The Maximally-Coherent References technique and its application to sound source extraction and re-synchronization of sequential measurements

Remote sensing of a physical field generated by a small number of sources is limited by the size of the available array of sensors and by the array density. These limitations may lead to asynchronously measuring the field by sequentially moving a small prototype array around its facets, however at the cost of losing the phase between every array position. Re-synchronization using references, i.e. fixed sensors, can be used for phase retrieval, given that these references are of a number that is at least equal to the stochastic dimension of the field, and are not inter-correlated to the degree that hinder them from spanning the source signals’ subspace.

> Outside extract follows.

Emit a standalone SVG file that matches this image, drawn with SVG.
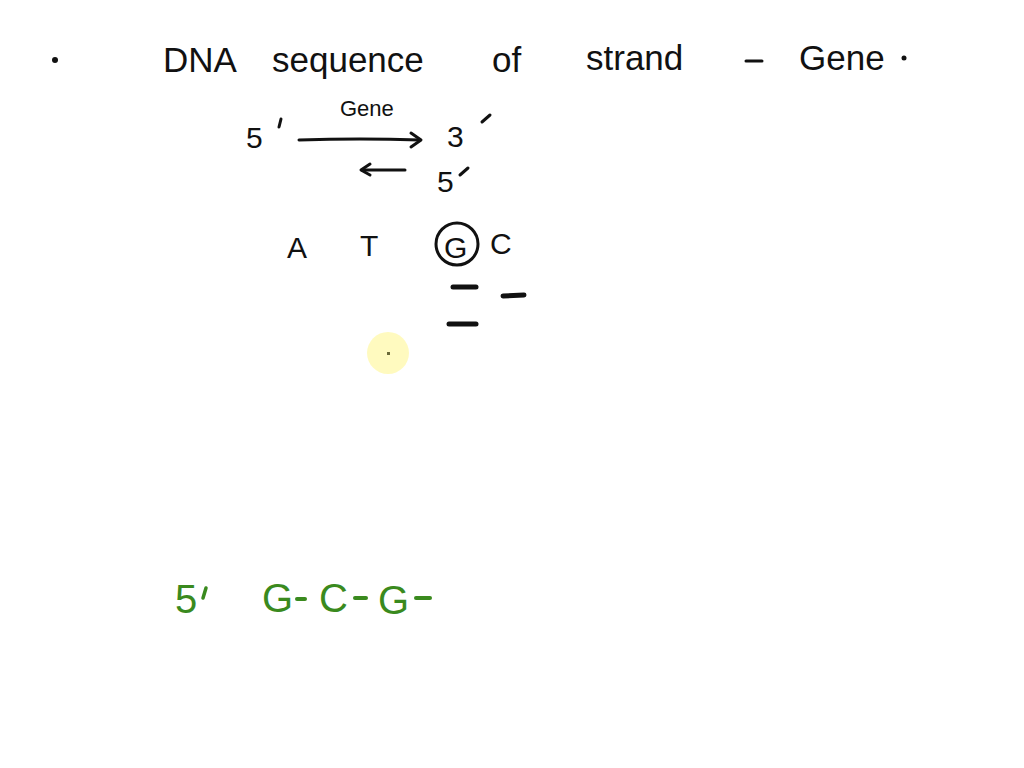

However, when the number of references largely exceeds the number of sources, the reference cross spectral matrix becomes ill-conditioned leading to the irrelevance of the least squares solution (LSS). Although the truncated singular value decomposition (TSVD) was successfully applied in the literature to solve this problem, its validity is restricted only to the case of scalar noise on the references. It is also very hard to set a threshold, for truncation, among the singular values when the references cross-spectral matrix is well-conditioned due to high noise levels. In this work, a solution based on finding a set of virtual references that is maximally correlated with the field measurements, named the Maximally-Coherent Reference Technique (MCR), is proposed for re-synchronization. The method is validated by numerical simulations and by real experimental acoustical data, and its results are compared to those of the LSS and the TSVD when employed for the same purpose.